When a Chapter 7 bankruptcy case is filed, the bankruptcy trustee reviews this equity amount. The amount of equity in your home is a significant factor in this assessment, as it represents potential value available to satisfy outstanding debts.

California’s Homestead Exemption

California’s homestead exemption is a primary legal tool designed to protect a portion of a homeowner’s equity from creditors in bankruptcy. This exemption allows individuals to shield a specific dollar amount of equity in their principal residence. For cases filed in 2025, the exemption amount ranges from $361,076 to $722,507, depending on the median home price in the county where the property is located. This protection is established under California Code of Civil Procedure Section 704.730.

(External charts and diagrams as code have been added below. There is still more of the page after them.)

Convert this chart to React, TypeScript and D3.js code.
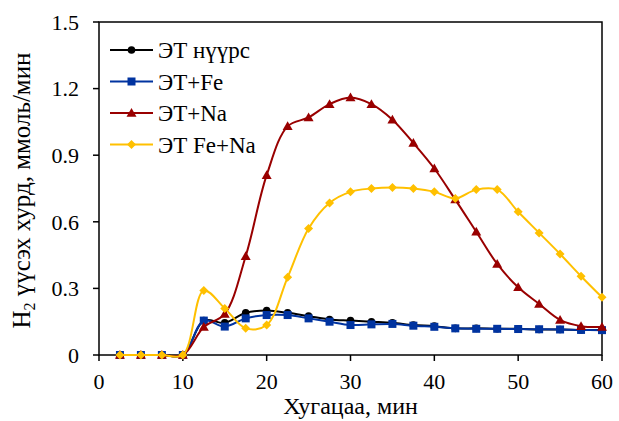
import React from "react";
import * as d3 from "d3";

const times = [2.5, 5, 7.5, 10, 12.5, 15, 17.5, 20, 22.5, 25, 27.5, 30, 32.5, 35, 37.5, 40, 42.5, 45, 47.5, 50, 52.5, 55, 57.5, 60];
const coal = [0, 0, 0, 0, 0.155, 0.145, 0.19, 0.2, 0.19, 0.175, 0.16, 0.155, 0.15, 0.145, 0.135, 0.13, 0.12, 0.12, 0.118, 0.118, 0.115, 0.115, 0.113, 0.113];
const fe = [0, 0, 0, 0, 0.155, 0.128, 0.165, 0.18, 0.18, 0.165, 0.15, 0.135, 0.138, 0.14, 0.132, 0.127, 0.12, 0.118, 0.118, 0.117, 0.116, 0.115, 0.113, 0.112];
const na = [0, 0, 0, 0, 0.126, 0.185, 0.445, 0.81, 1.03, 1.07, 1.13, 1.16, 1.13, 1.06, 0.955, 0.84, 0.7, 0.555, 0.41, 0.305, 0.23, 0.158, 0.13, 0.126];
const feNa = [0, 0, 0, 0, 0.29, 0.21, 0.12, 0.135, 0.35, 0.57, 0.685, 0.735, 0.75, 0.755, 0.75, 0.735, 0.705, 0.745, 0.745, 0.645, 0.55, 0.455, 0.355, 0.26];

const seriesNames = ["ЭТ нүүрс", "ЭТ+Fe", "ЭТ+Na", "ЭТ Fe+Na"];
const seriesColors = ["#000000", "#0033a0", "#990000", "#ffc000"];
const seriesMarkers = ["circle", "square", "triangle", "diamond"];
const xTicks = [0, 10, 20, 30, 40, 50, 60];
const yTicks = [0, 0.3, 0.6, 0.9, 1.2, 1.5];

const W = 619, H = 421;
const L = 99, R = 602, T = 22, B = 355;
const FONT = "'Liberation Serif', 'DejaVu Serif', 'Times New Roman', serif";

function Marker({ kind, x, y, color }: { kind: string; x: number; y: number; color: string }) {
  if (kind === "circle") return <circle cx={x} cy={y} r={3.8} fill={color} />;
  if (kind === "square") return <rect x={x - 4} y={y - 4} width={8} height={8} fill={color} />;
  if (kind === "triangle") {
    const s = 5;
    return <path d={`M${x},${y - s}L${x + s},${y + s * 0.75}L${x - s},${y + s * 0.75}Z`} fill={color} />;
  }
  const s = 4.5;
  return <path d={`M${x},${y - s}L${x + s},${y}L${x},${y + s}L${x - s},${y}Z`} fill={color} />;
}

export default function App() {
  const x = d3.scaleLinear().domain([0, 60]).range([L, R]);
  const y = d3.scaleLinear().domain([0, 1.5]).range([B, T]);
  const all = [coal, fe, na, feNa];
  const line = d3
    .line<number>()
    .x((_, i) => x(times[i]))
    .y((d) => y(d))
    .curve(d3.curveCatmullRom.alpha(0.5));

  return (
    <svg width={W} height={H} style={{ position: "absolute", left: 0, top: 0, background: "#fff" }} fontFamily={FONT}>
      <rect x={0} y={0} width={W} height={H} fill="#fff" />
      <rect x={L} y={T} width={R - L} height={B - T} fill="none" stroke="#000" strokeWidth={1.5} />
      {yTicks.map((t) => (
        <g key={"y" + t}>
          <line x1={L - 6} x2={L} y1={y(t)} y2={y(t)} stroke="#000" strokeWidth={1.5} />
          <text x={79} y={y(t)} dy="0.35em" textAnchor="end" fontSize={22}>
            {t === 0 ? "0" : t.toFixed(1)}
          </text>
        </g>
      ))}
      {xTicks.map((t) => (
        <g key={"x" + t}>
          <line x1={x(t)} x2={x(t)} y1={B} y2={B + 6} stroke="#000" strokeWidth={1.5} />
          <text x={x(t)} y={389} textAnchor="middle" fontSize={22}>
            {t}
          </text>
        </g>
      ))}
      <text x={(L + R) / 2} y={414} textAnchor="middle" fontSize={24}>
        Хугацаа, мин
      </text>
      <text transform={`translate(30,${(T + B) / 2 + 2}) rotate(-90)`} textAnchor="middle" fontSize={25}>
        H<tspan fontSize={16} dy={5}>2</tspan>
        <tspan dy={-5}> үүсэх хурд, ммоль/мин</tspan>
      </text>
      {all.map((s, k) => (
        <g key={"s" + k}>
          <path d={line(s) || ""} fill="none" stroke={seriesColors[k]} strokeWidth={2} />
          {s.map((v, i) => (
            <Marker key={i} kind={seriesMarkers[k]} x={x(times[i])} y={y(v)} color={seriesColors[k]} />
          ))}
        </g>
      ))}
      {seriesNames.map((n, k) => {
        const ly = 50 + k * 31.5;
        return (
          <g key={"l" + k}>
            <line x1={110} x2={153} y1={ly} y2={ly} stroke={seriesColors[k]} strokeWidth={2} />
            <Marker kind={seriesMarkers[k]} x={131.5} y={ly} color={seriesColors[k]} />
            <text x={158} y={ly} dy="0.35em" fontSize={23}>
              {n}
            </text>
          </g>
        );
      })}
    </svg>
  );
}
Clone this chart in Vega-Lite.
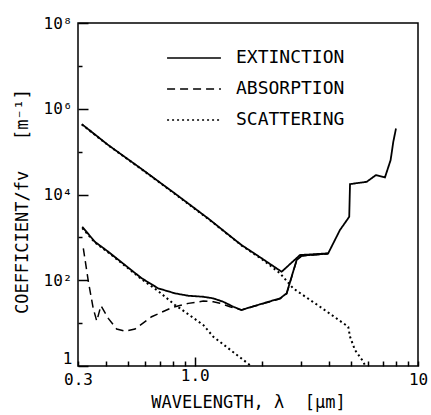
{
  "$schema": "https://vega.github.io/schema/vega-lite/v6.json",
  "width": 340,
  "height": 343,
  "autosize": {"type": "none"},
  "padding": {"left": 78, "top": 23, "right": 13, "bottom": 49},
  "background": "white",
  "config": {
    "view": {"stroke": "black", "strokeWidth": 1.5},
    "axis": {"domain": false, "grid": false, "tickColor": "black", "tickWidth": 1.5, "labelColor": "black", "titleColor": "black", "labelFont": "DejaVu Sans Mono", "titleFont": "DejaVu Sans Mono", "titleFontWeight": "normal", "labelOverlap": false, "labelFlush": false}
  },
  "data": {"values": [
    {"curve": "abs", "type": "ABSORPTION", "lam": 0.317, "val": 554},
    {"curve": "abs", "type": "ABSORPTION", "lam": 0.334, "val": 92},
    {"curve": "abs", "type": "ABSORPTION", "lam": 0.351, "val": 22},
    {"curve": "abs", "type": "ABSORPTION", "lam": 0.364, "val": 11.2},
    {"curve": "abs", "type": "ABSORPTION", "lam": 0.38, "val": 25.5},
    {"curve": "abs", "type": "ABSORPTION", "lam": 0.41, "val": 12.9},
    {"curve": "abs", "type": "ABSORPTION", "lam": 0.447, "val": 7.3},
    {"curve": "abs", "type": "ABSORPTION", "lam": 0.487, "val": 6.5},
    {"curve": "abs", "type": "ABSORPTION", "lam": 0.54, "val": 7.3},
    {"curve": "abs", "type": "ABSORPTION", "lam": 0.641, "val": 14.1},
    {"curve": "abs", "type": "ABSORPTION", "lam": 0.789, "val": 22.9},
    {"curve": "abs", "type": "ABSORPTION", "lam": 0.936, "val": 28.9},
    {"curve": "abs", "type": "ABSORPTION", "lam": 1.092, "val": 32.7},
    {"curve": "abs", "type": "ABSORPTION", "lam": 1.211, "val": 31.5},
    {"curve": "abs", "type": "ABSORPTION", "lam": 1.297, "val": 29},
    {"curve": "abs", "type": "ABSORPTION", "lam": 1.438, "val": 24.1},
    {"curve": "abs", "type": "ABSORPTION", "lam": 1.62, "val": 20.2},
    {"curve": "abs", "type": "ABSORPTION", "lam": 1.708, "val": 22},
    {"curve": "abs", "type": "ABSORPTION", "lam": 2.03, "val": 28.5},
    {"curve": "abs", "type": "ABSORPTION", "lam": 2.41, "val": 37},
    {"curve": "abs", "type": "ABSORPTION", "lam": 2.58, "val": 48},
    {"curve": "abs", "type": "ABSORPTION", "lam": 2.86, "val": 290},
    {"curve": "abs", "type": "ABSORPTION", "lam": 3.01, "val": 370},
    {"curve": "abs", "type": "ABSORPTION", "lam": 3.96, "val": 415},

    {"curve": "sca_hi", "type": "SCATTERING", "lam": 0.312, "val": 430000},
    {"curve": "sca_hi", "type": "SCATTERING", "lam": 0.41, "val": 140000},
    {"curve": "sca_hi", "type": "SCATTERING", "lam": 0.579, "val": 38500},
    {"curve": "sca_hi", "type": "SCATTERING", "lam": 0.816, "val": 10300},
    {"curve": "sca_hi", "type": "SCATTERING", "lam": 1.15, "val": 2700},
    {"curve": "sca_hi", "type": "SCATTERING", "lam": 1.62, "val": 650},
    {"curve": "sca_hi", "type": "SCATTERING", "lam": 2.0, "val": 310},
    {"curve": "sca_hi", "type": "SCATTERING", "lam": 2.41, "val": 145},
    {"curve": "sca_hi", "type": "SCATTERING", "lam": 2.76, "val": 64.7},
    {"curve": "sca_hi", "type": "SCATTERING", "lam": 3.64, "val": 24.1},
    {"curve": "sca_hi", "type": "SCATTERING", "lam": 4.87, "val": 8.24},
    {"curve": "sca_hi", "type": "SCATTERING", "lam": 4.96, "val": 4.82},
    {"curve": "sca_hi", "type": "SCATTERING", "lam": 5.22, "val": 2.36},
    {"curve": "sca_hi", "type": "SCATTERING", "lam": 5.69, "val": 1.26},
    {"curve": "sca_hi", "type": "SCATTERING", "lam": 5.8, "val": 1.0},

    {"curve": "sca_lo", "type": "SCATTERING", "lam": 0.3135, "val": 1650},
    {"curve": "sca_lo", "type": "SCATTERING", "lam": 0.357, "val": 760},
    {"curve": "sca_lo", "type": "SCATTERING", "lam": 0.41, "val": 445},
    {"curve": "sca_lo", "type": "SCATTERING", "lam": 0.487, "val": 218},
    {"curve": "sca_lo", "type": "SCATTERING", "lam": 0.579, "val": 105},
    {"curve": "sca_lo", "type": "SCATTERING", "lam": 0.686, "val": 56},
    {"curve": "sca_lo", "type": "SCATTERING", "lam": 0.816, "val": 26.4},
    {"curve": "sca_lo", "type": "SCATTERING", "lam": 0.859, "val": 22.1},
    {"curve": "sca_lo", "type": "SCATTERING", "lam": 1.092, "val": 9.03},
    {"curve": "sca_lo", "type": "SCATTERING", "lam": 1.211, "val": 4.82},
    {"curve": "sca_lo", "type": "SCATTERING", "lam": 1.768, "val": 1.05},
    {"curve": "sca_lo", "type": "SCATTERING", "lam": 1.8, "val": 1.0},

    {"curve": "ext_hi", "type": "EXTINCTION", "lam": 0.312, "val": 438000},
    {"curve": "ext_hi", "type": "EXTINCTION", "lam": 0.41, "val": 142000},
    {"curve": "ext_hi", "type": "EXTINCTION", "lam": 0.579, "val": 39100},
    {"curve": "ext_hi", "type": "EXTINCTION", "lam": 0.816, "val": 10500},
    {"curve": "ext_hi", "type": "EXTINCTION", "lam": 1.15, "val": 2743},
    {"curve": "ext_hi", "type": "EXTINCTION", "lam": 1.62, "val": 662},
    {"curve": "ext_hi", "type": "EXTINCTION", "lam": 1.995, "val": 324},
    {"curve": "ext_hi", "type": "EXTINCTION", "lam": 2.45, "val": 158},
    {"curve": "ext_hi", "type": "EXTINCTION", "lam": 2.96, "val": 387},
    {"curve": "ext_hi", "type": "EXTINCTION", "lam": 3.96, "val": 424},
    {"curve": "ext_hi", "type": "EXTINCTION", "lam": 4.47, "val": 1480},
    {"curve": "ext_hi", "type": "EXTINCTION", "lam": 4.92, "val": 3020},
    {"curve": "ext_hi", "type": "EXTINCTION", "lam": 4.96, "val": 17470},
    {"curve": "ext_hi", "type": "EXTINCTION", "lam": 5.89, "val": 19780},
    {"curve": "ext_hi", "type": "EXTINCTION", "lam": 6.48, "val": 28330},
    {"curve": "ext_hi", "type": "EXTINCTION", "lam": 7.11, "val": 25000},
    {"curve": "ext_hi", "type": "EXTINCTION", "lam": 7.54, "val": 63500},
    {"curve": "ext_hi", "type": "EXTINCTION", "lam": 7.75, "val": 169000},
    {"curve": "ext_hi", "type": "EXTINCTION", "lam": 7.97, "val": 347000},

    {"curve": "ext_lo", "type": "EXTINCTION", "lam": 0.3135, "val": 1766},
    {"curve": "ext_lo", "type": "EXTINCTION", "lam": 0.357, "val": 789},
    {"curve": "ext_lo", "type": "EXTINCTION", "lam": 0.41, "val": 462},
    {"curve": "ext_lo", "type": "EXTINCTION", "lam": 0.487, "val": 226},
    {"curve": "ext_lo", "type": "EXTINCTION", "lam": 0.579, "val": 111},
    {"curve": "ext_lo", "type": "EXTINCTION", "lam": 0.686, "val": 64.7},
    {"curve": "ext_lo", "type": "EXTINCTION", "lam": 0.816, "val": 49.5},
    {"curve": "ext_lo", "type": "EXTINCTION", "lam": 0.936, "val": 43.5},
    {"curve": "ext_lo", "type": "EXTINCTION", "lam": 1.092, "val": 41.2},
    {"curve": "ext_lo", "type": "EXTINCTION", "lam": 1.211, "val": 37.8},
    {"curve": "ext_lo", "type": "EXTINCTION", "lam": 1.342, "val": 31.5},
    {"curve": "ext_lo", "type": "EXTINCTION", "lam": 1.488, "val": 24.1},
    {"curve": "ext_lo", "type": "EXTINCTION", "lam": 1.62, "val": 20.2},
    {"curve": "ext_lo", "type": "EXTINCTION", "lam": 1.708, "val": 22.1},
    {"curve": "ext_lo", "type": "EXTINCTION", "lam": 2.03, "val": 29},
    {"curve": "ext_lo", "type": "EXTINCTION", "lam": 2.41, "val": 37.8},
    {"curve": "ext_lo", "type": "EXTINCTION", "lam": 2.58, "val": 49.5},
    {"curve": "ext_lo", "type": "EXTINCTION", "lam": 2.86, "val": 296},
    {"curve": "ext_lo", "type": "EXTINCTION", "lam": 3.01, "val": 375},
    {"curve": "ext_lo", "type": "EXTINCTION", "lam": 3.96, "val": 418}
  ]},
  "encoding": {
    "x": {
      "field": "lam", "type": "quantitative",
      "scale": {"type": "log", "domain": [0.3, 10], "nice": false},
      "axis": {
        "title": "WAVELENGTH, λ\u00a0\u00a0[μm]",
        "titleFontSize": 17, "titleBaseline": "alphabetic", "titleY": 41,
        "values": [0.3, 0.4, 0.5, 0.6, 0.7, 0.8, 0.9, 1, 2, 3, 4, 5, 6, 7, 8, 9, 10],
        "labelExpr": "datum.value < 0.35 ? '0.3' : (abs(datum.value - 1) < 0.01 ? '1.0' : (datum.value > 9.5 ? '10' : ''))",
        "labelFontSize": 16, "labelPadding": 10,
        "tickSize": {"condition": {"test": "abs(datum.value - 1) < 0.01", "value": -9}, "value": -5}
      }
    },
    "y": {
      "field": "val", "type": "quantitative",
      "scale": {"type": "log", "domain": [1, 100000000], "nice": false},
      "axis": {
        "title": "COEFFICIENT/fv\u00a0\u00a0\u00a0[m⁻¹]",
        "titleFontSize": 17, "titleX": -51, "titleY": 178, "titleBaseline": "alphabetic",
        "values": [1, 10, 100, 1000, 10000, 100000, 1000000, 10000000, 100000000],
        "labelExpr": "datum.value < 2 ? '1' : (abs(datum.value - 100) < 1 ? '10²' : (abs(datum.value - 10000) < 1 ? '10⁴' : (abs(datum.value - 1000000) < 1 ? '10⁶' : (abs(datum.value - 100000000) < 1 ? '10⁸' : ''))))",
        "labelFontSize": 16, "labelPadding": 16,
        "labelBaseline": {"condition": {"test": "datum.value < 2", "value": "bottom"}, "value": "middle"},
        "tickSize": {"condition": {"test": "round(log(datum.value) / LN10) % 2 == 0", "value": -10}, "value": -4}
      }
    },
    "strokeDash": {
      "field": "type", "type": "nominal",
      "scale": {"domain": ["EXTINCTION", "ABSORPTION", "SCATTERING"], "range": [[1, 0], [8, 5], [2, 3]]},
      "legend": {
        "title": null, "orient": "none", "legendX": 88, "legendY": 19.5,
        "symbolType": "stroke", "symbolSize": 2900, "symbolStrokeWidth": 1.5, "symbolStrokeColor": "black",
        "labelFont": "DejaVu Sans Mono", "labelFontSize": 18, "labelColor": "black", "rowPadding": 0, "clipHeight": 31, "labelOffset": 14
      }
    },
    "detail": {"field": "curve", "type": "nominal"}
  },
  "layer": [
    {"transform": [{"filter": "datum.type === 'ABSORPTION'"}], "mark": {"type": "line", "color": "black", "strokeWidth": 1.5, "clip": true}},
    {"transform": [{"filter": "datum.type === 'SCATTERING'"}], "mark": {"type": "line", "color": "black", "strokeWidth": 2, "clip": true}},
    {"transform": [{"filter": "datum.type === 'EXTINCTION'"}], "mark": {"type": "line", "color": "black", "strokeWidth": 1.8, "clip": true}}
  ]
}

If your calculated home equity falls below or is equal to the applicable homestead exemption amount, the bankruptcy trustee cannot sell your home. For instance, if your home has $200,000 in equity and the minimum homestead exemption in your county is $361,076, your equity is fully protected. This means the home is considered exempt property, and the trustee cannot force its sale. To utilize this exemption, the property must be your primary residence at the time of filing.

The Role of Your Mortgage

Maintaining ownership also depends on your mortgage obligations, even if your home’s equity is fully protected by the homestead exemption. A Chapter 7 bankruptcy discharge eliminates your personal liability for the mortgage debt. However, it does not remove the lender’s lien on the property itself.

If you stop making mortgage payments, the lender retains the right to foreclose on the property. To keep your home, you must continue making timely mortgage payments or enter into a reaffirmation agreement with the lender. A reaffirmation agreement is a formal, legally binding contract where you agree to remain personally liable for the mortgage debt, allowing you to keep the property as long as payments are made.

What Happens if Your Home Has Non-Exempt Equity

If the equity in your home exceeds the applicable California homestead exemption amount, the situation changes significantly. The bankruptcy trustee has the authority to sell the property to access the non-exempt equity.

Should a sale occur, the proceeds are distributed in a specific order. First, any outstanding mortgages and liens on the property are paid off. Next, you, as the homeowner, receive the full cash amount of your homestead exemption from the sale proceeds. Any remaining funds after these payments are then used to cover bankruptcy administration fees and to pay your unsecured creditors.